12.30.2012

The Dreaded Drake, Anticipation and Lot & Lots of Water : Wednesday, 12/19



Wednesday, December 19th.

The view from our room
Our introduction to the dreaded Drake Passage began at 1:45 when I woke up thirsty. Common problem in this salty, arid environment  By the time I got some water and returned to the bed, the swaying had begun. I could still see land so we were still in the Beagle Channel. 2 hours later I woke again at twilight. More swaying. Open water. And the strangest green light I’d ever seen.



By breakfast, we estimated 5-7 ft seas, but whitecaps built and the swaying turned into something more. The teenagers (Michigan State students) were sick because they were too young, too goofy, too… epic to take their meds. We were fine.



Hanging out the window, a great POV. That's the bridge and a bird watcher.
Though it got worse throughout the day, it never got bad. Not a Lake. Certainly not a Shake. Something of a continual side to side roll. This caused the Drunken Drake Dance. It's funny to walk and more challenging to shower, eat, & climb stairs. The staff have sea legs – us, not so much.



We spent the day listening to talks on whales, birds and photography. We hung out on the bridge. And we napped. We also went to a pre-meeting about kayaking where Scott and I learned that were the most experienced of the small group. By many miles.
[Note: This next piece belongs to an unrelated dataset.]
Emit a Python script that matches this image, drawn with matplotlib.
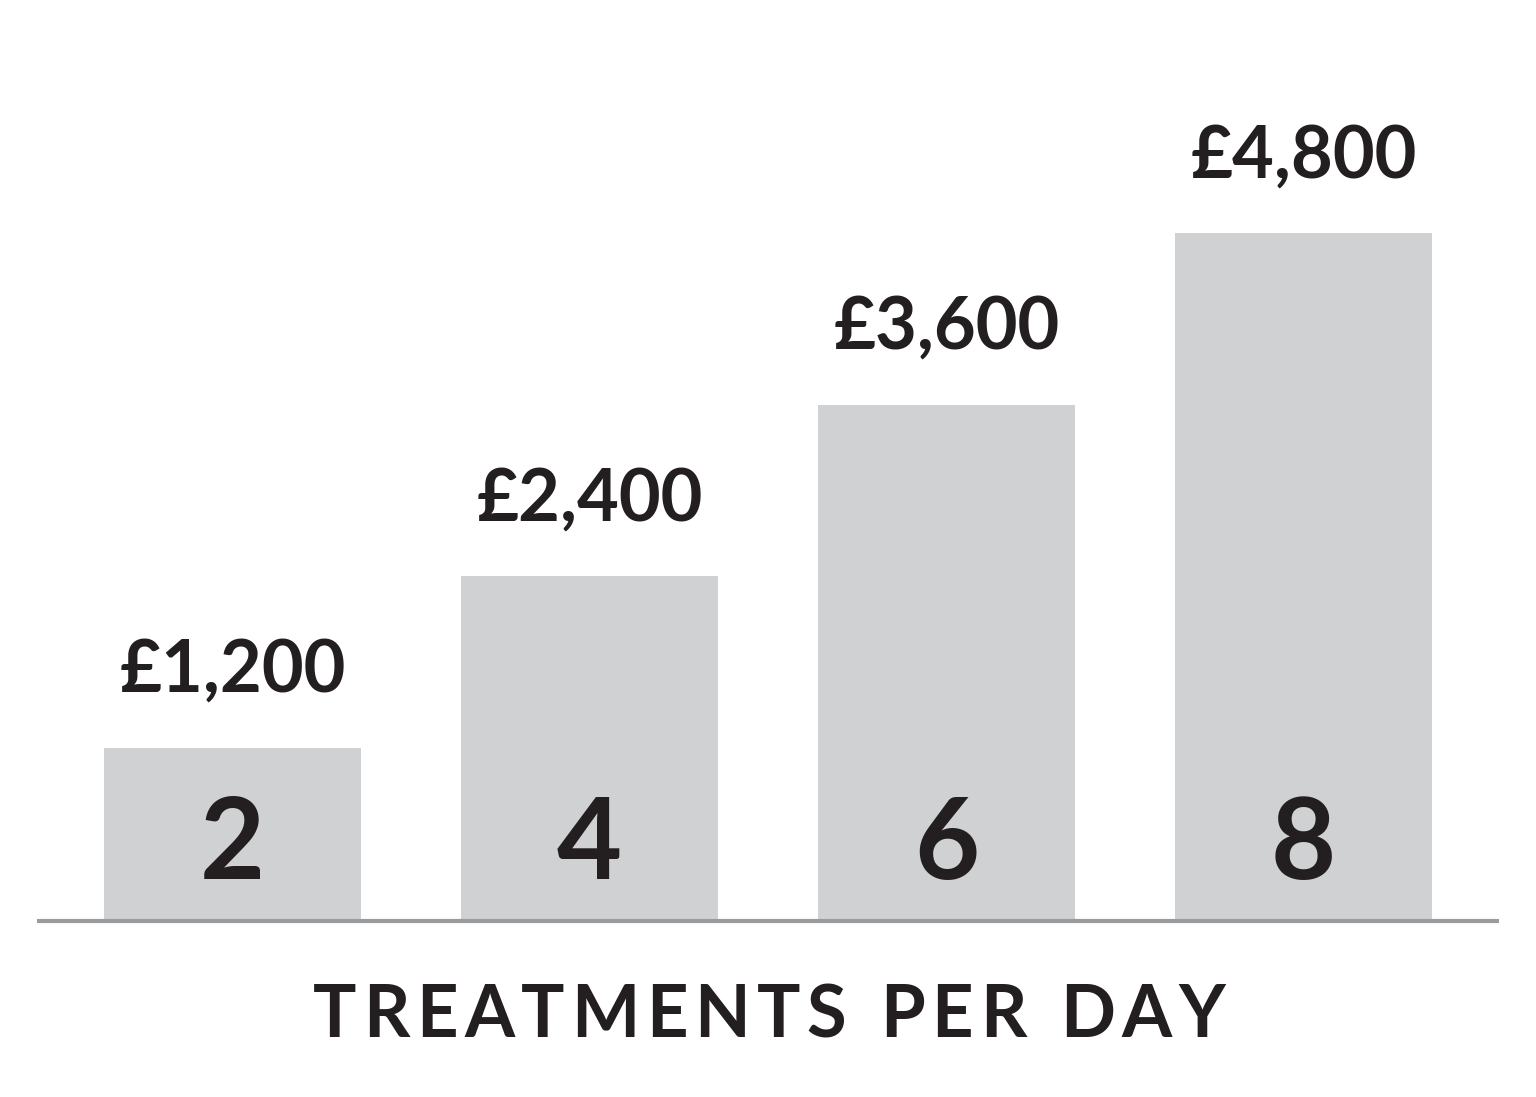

The best sunset of the week. Note the calm-ish water.
Around 4 the sun came out. At dinner the seas calmed further. We’d outrun the storm that was chasing us from Chile and were likely in the clear.



At around 10:30 (late sunset) after having stood on the bridge for an hour or so waiting out the sunset, a crew member come up, said something in Russian and grabbed the binoculars. Nosy me, I had to see what he was so excited about.



Icebergs? Yeah, I’d be watchful too.



Or so I thought. Turns out, it was the fogbank from the Antarctic convergence. This is where the Antarctic and Southern Ocean's waters meet. The temperature, salinity and density change is dramatic enough to be detected by the crew via the change in engine behavior. It also causes a fog bank that looks like a city skyline on the horizon, or in our case, icebergs. A polar mirage if you will.



The sunset never really finished. I hung out the window off and on for a few more hours and it became obvious as we got closer that this was a fogbank, not huge towers of ice.



Scott called it a day in his clothes with intentions of getting up at 2:30 to catch the early twilight.



The green sky never happened again, and Scott never got up.